Leave out the pictures, and write out exactly the lines from the beginning of the material to the line holding "return (PY_BASE - y) / (PY_BASE - PY_TOP)", that line included, and nothing else.

Plotting code records

○ ○ ○ ○ ○

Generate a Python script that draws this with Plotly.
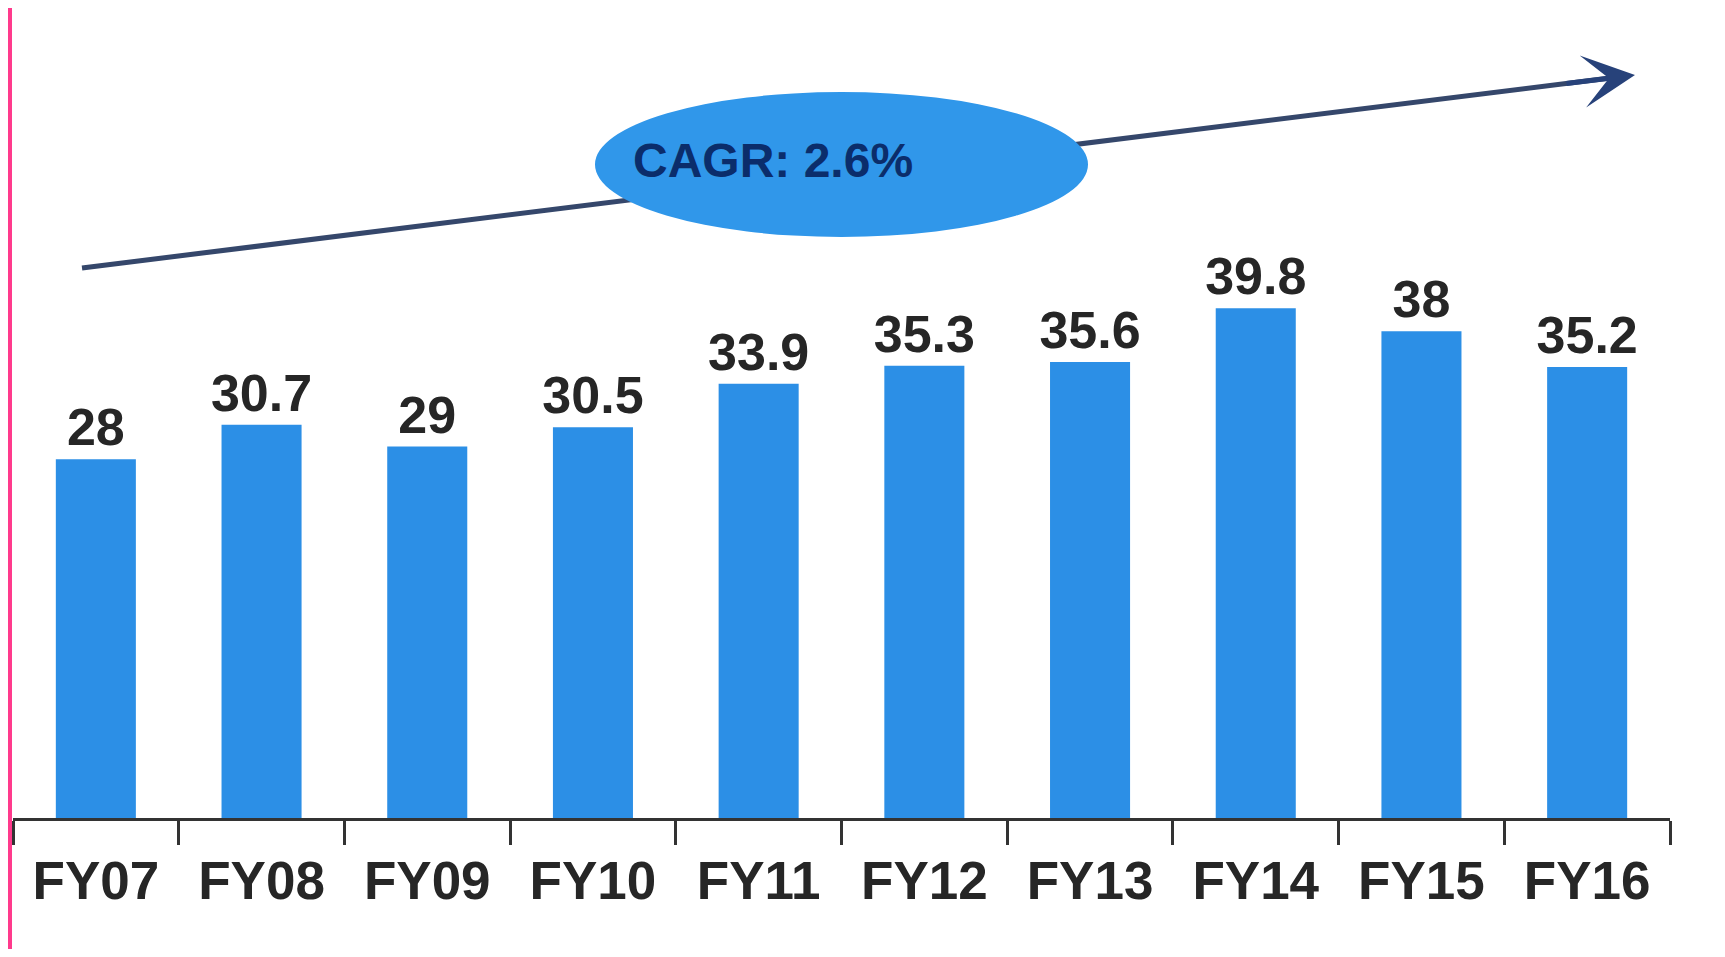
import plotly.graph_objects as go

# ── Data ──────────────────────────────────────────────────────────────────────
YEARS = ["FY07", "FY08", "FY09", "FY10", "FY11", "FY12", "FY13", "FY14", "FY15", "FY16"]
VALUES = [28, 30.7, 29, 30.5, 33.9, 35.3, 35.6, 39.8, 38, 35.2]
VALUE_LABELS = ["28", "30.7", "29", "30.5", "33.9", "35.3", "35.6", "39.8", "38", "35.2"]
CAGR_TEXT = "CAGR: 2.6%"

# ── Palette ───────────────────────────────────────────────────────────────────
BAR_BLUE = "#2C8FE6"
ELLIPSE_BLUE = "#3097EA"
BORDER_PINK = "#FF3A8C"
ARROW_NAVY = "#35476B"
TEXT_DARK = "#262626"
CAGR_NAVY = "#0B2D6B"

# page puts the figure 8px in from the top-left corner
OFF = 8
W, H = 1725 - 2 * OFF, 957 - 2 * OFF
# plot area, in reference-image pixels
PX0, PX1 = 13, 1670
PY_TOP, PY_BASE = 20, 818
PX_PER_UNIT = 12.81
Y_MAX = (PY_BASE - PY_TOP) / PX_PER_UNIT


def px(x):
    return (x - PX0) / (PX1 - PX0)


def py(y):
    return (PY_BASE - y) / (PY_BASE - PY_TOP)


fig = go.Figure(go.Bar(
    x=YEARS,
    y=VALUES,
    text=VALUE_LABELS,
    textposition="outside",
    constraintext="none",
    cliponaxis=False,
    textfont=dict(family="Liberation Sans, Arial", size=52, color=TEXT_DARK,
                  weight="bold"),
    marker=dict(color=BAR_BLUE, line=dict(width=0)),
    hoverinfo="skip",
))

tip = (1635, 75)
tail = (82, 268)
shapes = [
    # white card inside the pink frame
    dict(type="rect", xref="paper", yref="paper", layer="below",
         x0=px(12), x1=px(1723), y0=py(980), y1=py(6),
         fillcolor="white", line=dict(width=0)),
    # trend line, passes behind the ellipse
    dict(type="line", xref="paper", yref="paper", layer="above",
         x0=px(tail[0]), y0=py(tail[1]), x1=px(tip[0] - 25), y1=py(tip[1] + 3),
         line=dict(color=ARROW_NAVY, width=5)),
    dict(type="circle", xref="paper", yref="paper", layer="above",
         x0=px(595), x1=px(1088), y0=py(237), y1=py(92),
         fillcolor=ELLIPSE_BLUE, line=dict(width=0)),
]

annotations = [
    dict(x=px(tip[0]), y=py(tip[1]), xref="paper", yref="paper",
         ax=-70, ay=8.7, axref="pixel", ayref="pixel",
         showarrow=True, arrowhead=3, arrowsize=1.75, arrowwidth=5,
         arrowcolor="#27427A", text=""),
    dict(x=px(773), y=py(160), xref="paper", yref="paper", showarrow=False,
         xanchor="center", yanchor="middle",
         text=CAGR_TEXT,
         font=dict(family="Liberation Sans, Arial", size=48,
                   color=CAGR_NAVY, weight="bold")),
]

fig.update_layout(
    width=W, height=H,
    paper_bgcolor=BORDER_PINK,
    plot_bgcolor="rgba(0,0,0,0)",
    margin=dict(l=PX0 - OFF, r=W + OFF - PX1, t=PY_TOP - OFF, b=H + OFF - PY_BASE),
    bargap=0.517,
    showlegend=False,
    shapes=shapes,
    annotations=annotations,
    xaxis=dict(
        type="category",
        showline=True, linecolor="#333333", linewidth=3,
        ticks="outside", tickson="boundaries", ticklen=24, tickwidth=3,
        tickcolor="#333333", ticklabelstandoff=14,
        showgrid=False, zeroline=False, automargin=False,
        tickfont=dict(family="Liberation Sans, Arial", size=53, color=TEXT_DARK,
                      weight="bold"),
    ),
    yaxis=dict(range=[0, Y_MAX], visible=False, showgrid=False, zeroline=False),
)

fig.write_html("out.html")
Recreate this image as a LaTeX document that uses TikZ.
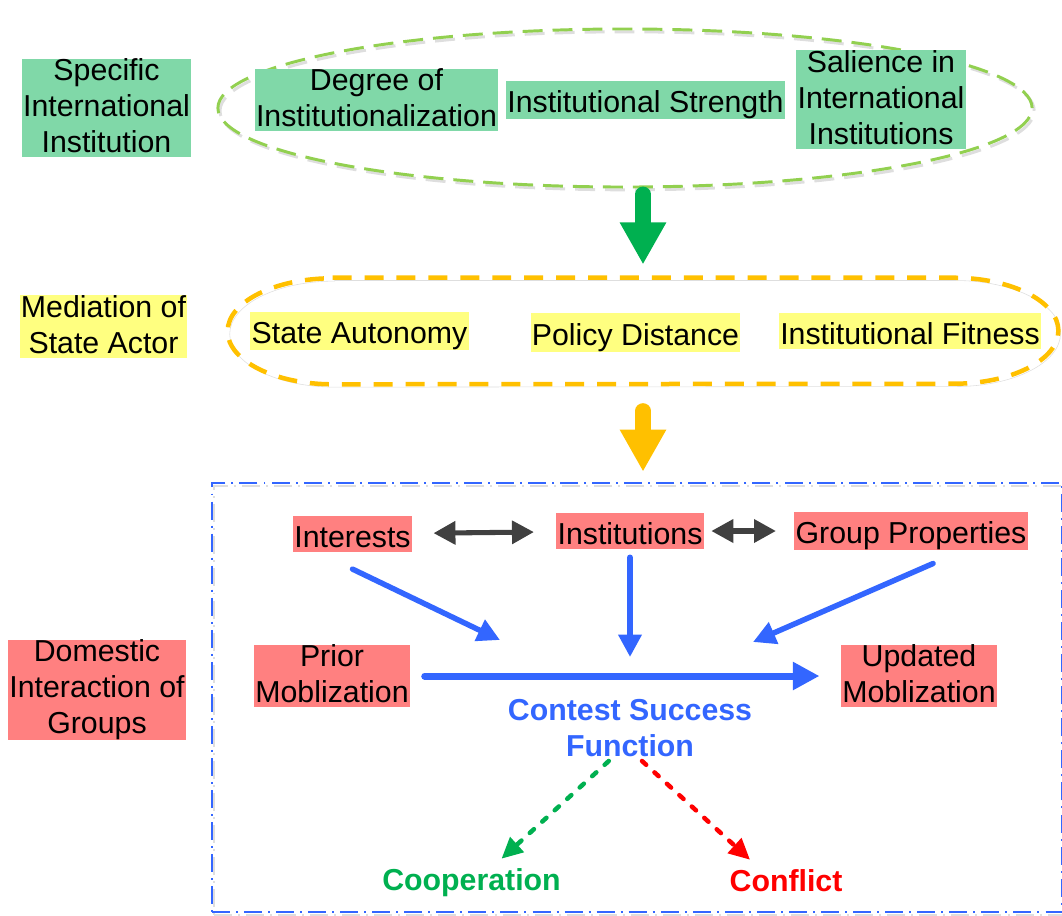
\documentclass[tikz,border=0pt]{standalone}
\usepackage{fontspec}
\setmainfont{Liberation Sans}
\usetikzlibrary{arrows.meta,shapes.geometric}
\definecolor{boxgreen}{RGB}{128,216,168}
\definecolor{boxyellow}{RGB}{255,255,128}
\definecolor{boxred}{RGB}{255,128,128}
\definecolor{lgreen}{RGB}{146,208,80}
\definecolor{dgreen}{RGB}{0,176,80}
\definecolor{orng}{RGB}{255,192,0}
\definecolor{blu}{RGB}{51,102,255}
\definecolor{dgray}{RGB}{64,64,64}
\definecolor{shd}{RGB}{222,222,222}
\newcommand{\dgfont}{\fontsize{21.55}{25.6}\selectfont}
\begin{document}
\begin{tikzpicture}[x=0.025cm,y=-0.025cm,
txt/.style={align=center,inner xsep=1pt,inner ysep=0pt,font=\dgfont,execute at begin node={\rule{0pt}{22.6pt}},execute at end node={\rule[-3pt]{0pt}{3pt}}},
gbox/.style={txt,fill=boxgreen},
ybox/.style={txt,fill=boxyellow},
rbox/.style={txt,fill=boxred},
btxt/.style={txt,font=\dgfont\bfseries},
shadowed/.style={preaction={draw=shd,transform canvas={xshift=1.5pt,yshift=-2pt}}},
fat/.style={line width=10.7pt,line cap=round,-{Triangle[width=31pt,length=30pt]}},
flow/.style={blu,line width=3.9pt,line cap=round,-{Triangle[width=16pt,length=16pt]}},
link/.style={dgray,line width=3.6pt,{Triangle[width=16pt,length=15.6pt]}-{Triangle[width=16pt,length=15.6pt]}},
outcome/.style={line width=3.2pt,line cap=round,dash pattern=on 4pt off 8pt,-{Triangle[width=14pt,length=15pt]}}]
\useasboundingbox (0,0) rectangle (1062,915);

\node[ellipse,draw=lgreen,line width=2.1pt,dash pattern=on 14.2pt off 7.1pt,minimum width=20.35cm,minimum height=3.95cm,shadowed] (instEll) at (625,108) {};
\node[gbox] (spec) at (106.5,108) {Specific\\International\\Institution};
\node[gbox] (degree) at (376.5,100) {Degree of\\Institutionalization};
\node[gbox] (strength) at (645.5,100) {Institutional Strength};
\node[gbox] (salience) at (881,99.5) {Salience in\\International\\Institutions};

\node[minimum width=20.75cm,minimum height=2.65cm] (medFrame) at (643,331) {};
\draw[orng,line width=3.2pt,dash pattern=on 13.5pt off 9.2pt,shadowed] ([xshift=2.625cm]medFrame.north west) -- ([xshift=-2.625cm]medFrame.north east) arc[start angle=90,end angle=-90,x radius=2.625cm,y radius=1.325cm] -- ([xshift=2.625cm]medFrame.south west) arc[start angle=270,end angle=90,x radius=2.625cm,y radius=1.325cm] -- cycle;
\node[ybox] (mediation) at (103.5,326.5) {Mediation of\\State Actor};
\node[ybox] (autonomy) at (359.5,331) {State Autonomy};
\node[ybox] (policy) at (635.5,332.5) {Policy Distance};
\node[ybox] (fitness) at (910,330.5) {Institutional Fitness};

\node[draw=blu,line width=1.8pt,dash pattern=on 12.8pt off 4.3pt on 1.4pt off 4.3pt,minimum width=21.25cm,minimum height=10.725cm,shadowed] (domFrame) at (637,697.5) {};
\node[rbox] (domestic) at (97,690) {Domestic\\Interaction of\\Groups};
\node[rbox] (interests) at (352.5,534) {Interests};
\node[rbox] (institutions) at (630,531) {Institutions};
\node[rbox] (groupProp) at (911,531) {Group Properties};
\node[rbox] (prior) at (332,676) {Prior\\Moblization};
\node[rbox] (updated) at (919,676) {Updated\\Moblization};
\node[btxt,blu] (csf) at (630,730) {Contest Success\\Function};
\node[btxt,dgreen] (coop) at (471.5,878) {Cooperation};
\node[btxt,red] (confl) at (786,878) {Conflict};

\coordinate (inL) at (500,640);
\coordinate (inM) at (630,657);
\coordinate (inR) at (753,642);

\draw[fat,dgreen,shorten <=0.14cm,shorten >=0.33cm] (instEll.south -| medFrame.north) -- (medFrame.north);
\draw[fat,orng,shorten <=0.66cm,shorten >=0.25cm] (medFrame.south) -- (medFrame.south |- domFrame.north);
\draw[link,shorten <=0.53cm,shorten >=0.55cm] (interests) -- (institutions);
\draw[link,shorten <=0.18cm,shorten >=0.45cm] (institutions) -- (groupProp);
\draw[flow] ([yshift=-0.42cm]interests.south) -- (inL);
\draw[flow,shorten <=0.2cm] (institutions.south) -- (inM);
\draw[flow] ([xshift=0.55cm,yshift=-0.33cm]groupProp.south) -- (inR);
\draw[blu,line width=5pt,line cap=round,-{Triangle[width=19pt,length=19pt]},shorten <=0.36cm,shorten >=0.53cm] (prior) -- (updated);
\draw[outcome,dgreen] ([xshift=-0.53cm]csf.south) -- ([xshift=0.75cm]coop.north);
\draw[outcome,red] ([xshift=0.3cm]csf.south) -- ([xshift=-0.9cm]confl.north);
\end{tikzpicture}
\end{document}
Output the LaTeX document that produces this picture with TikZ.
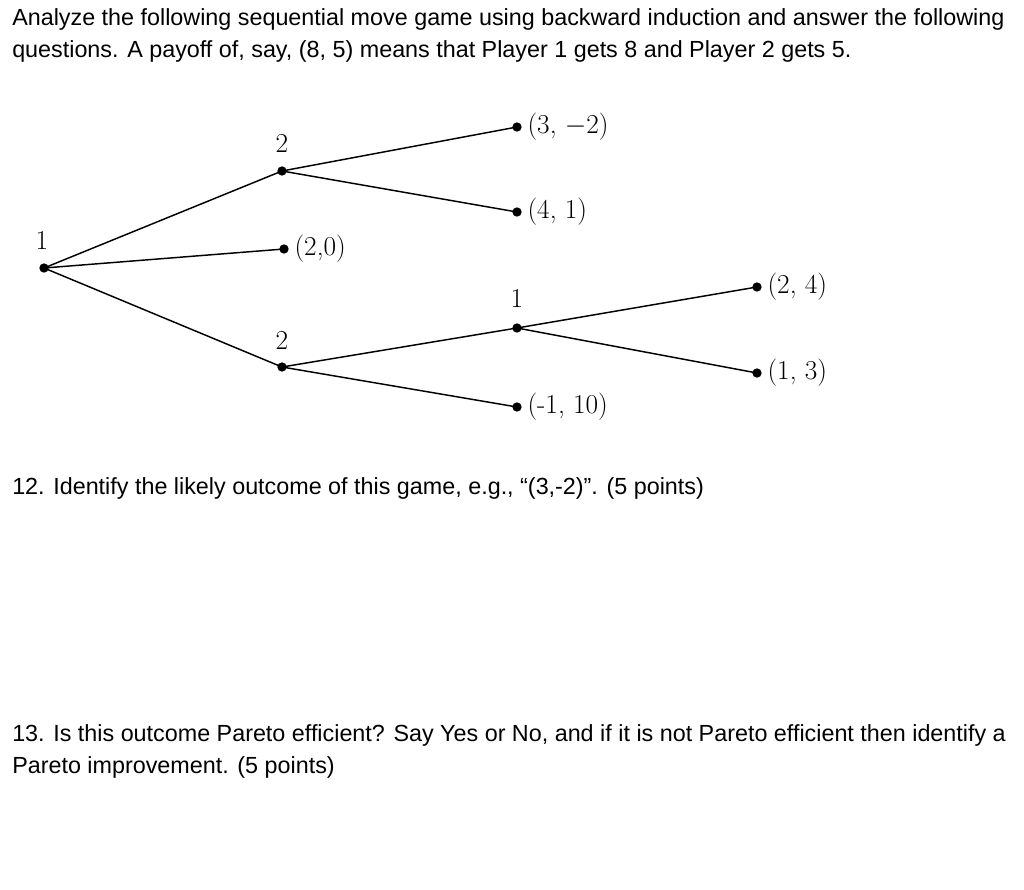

○ ○ ○ ○ ○

Problem solution:
Generate a Python script that draws this with Plotly.
import plotly.graph_objects as go

# ── Data ──────────────────────────────────────────────────────────────────────
YEARS = ["FY07", "FY08", "FY09", "FY10", "FY11", "FY12", "FY13", "FY14", "FY15", "FY16"]
VALUES = [28, 30.7, 29, 30.5, 33.9, 35.3, 35.6, 39.8, 38, 35.2]
VALUE_LABELS = ["28", "30.7", "29", "30.5", "33.9", "35.3", "35.6", "39.8", "38", "35.2"]
CAGR_TEXT = "CAGR: 2.6%"

# ── Palette ───────────────────────────────────────────────────────────────────
BAR_BLUE = "#2C8FE6"
ELLIPSE_BLUE = "#3097EA"
BORDER_PINK = "#FF3A8C"
ARROW_NAVY = "#35476B"
TEXT_DARK = "#262626"
CAGR_NAVY = "#0B2D6B"

# page puts the figure 8px in from the top-left corner
OFF = 8
W, H = 1725 - 2 * OFF, 957 - 2 * OFF
# plot area, in reference-image pixels
PX0, PX1 = 13, 1670
PY_TOP, PY_BASE = 20, 818
PX_PER_UNIT = 12.81
Y_MAX = (PY_BASE - PY_TOP) / PX_PER_UNIT


def px(x):
    return (x - PX0) / (PX1 - PX0)


def py(y):
    return (PY_BASE - y) / (PY_BASE - PY_TOP)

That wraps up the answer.